##### DATA SHOWN

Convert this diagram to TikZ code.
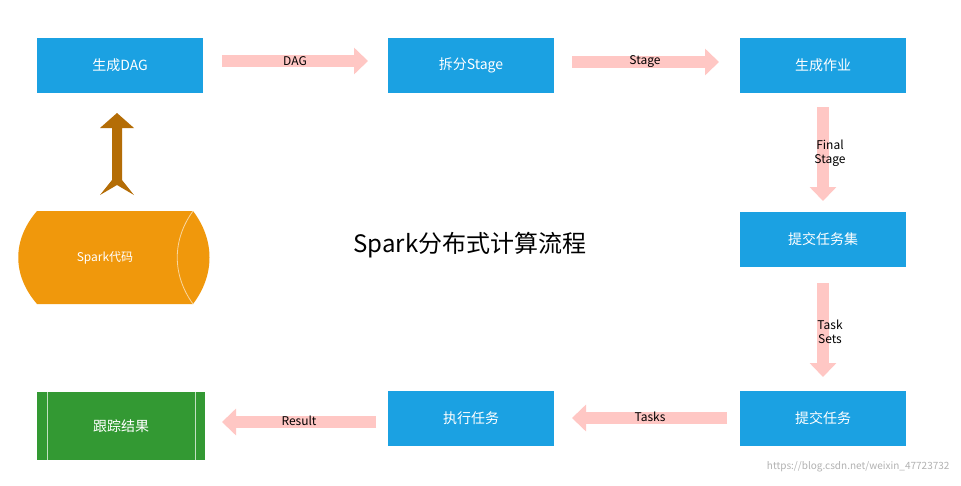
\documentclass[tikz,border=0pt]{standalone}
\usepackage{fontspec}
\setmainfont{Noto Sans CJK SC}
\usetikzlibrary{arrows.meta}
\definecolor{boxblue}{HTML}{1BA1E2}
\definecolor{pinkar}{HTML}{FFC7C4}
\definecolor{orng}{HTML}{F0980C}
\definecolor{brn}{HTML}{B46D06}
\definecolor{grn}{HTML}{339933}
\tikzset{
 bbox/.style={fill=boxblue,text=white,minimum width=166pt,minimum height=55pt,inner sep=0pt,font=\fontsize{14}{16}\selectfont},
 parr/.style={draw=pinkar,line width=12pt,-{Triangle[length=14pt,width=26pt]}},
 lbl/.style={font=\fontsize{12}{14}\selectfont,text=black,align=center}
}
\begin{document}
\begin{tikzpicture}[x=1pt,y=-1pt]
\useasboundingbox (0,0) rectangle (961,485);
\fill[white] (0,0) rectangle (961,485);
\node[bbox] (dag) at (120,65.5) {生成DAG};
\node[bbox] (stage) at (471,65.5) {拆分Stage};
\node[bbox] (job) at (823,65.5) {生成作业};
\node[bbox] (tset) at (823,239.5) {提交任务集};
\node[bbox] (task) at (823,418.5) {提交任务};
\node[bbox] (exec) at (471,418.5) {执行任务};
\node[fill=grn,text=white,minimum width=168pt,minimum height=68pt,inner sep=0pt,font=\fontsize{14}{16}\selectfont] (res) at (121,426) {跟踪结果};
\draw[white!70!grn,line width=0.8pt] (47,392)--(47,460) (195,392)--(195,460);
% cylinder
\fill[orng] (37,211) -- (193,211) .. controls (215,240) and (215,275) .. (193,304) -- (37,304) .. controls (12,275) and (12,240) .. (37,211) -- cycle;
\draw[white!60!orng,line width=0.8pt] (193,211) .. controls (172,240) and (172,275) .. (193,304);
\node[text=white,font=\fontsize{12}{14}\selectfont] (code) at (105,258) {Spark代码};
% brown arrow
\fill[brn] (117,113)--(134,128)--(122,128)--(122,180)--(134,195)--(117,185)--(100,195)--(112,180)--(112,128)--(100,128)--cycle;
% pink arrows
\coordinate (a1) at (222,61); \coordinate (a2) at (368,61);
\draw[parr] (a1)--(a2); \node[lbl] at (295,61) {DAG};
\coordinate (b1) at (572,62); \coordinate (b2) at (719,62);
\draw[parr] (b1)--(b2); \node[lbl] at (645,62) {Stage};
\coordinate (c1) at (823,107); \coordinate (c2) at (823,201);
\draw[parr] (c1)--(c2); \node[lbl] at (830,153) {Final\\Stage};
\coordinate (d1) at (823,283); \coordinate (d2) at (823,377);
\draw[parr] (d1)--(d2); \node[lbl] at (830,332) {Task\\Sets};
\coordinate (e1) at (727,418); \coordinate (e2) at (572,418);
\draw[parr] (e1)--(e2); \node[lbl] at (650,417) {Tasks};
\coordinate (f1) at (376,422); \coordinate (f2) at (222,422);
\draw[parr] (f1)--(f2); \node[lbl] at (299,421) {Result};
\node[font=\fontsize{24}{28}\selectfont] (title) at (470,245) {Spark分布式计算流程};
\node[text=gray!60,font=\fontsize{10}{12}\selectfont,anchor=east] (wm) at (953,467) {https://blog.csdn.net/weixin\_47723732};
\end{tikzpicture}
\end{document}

##########

### [GIVEN REQUEST]
Return each line of the data that contains the string "code".

### [EXERCISE OUTPUT]
Convert this diagram to TikZ code.
\node[text=white,font=\fontsize{12}{14}\selectfont] (code) at (105,258) {Spark代码};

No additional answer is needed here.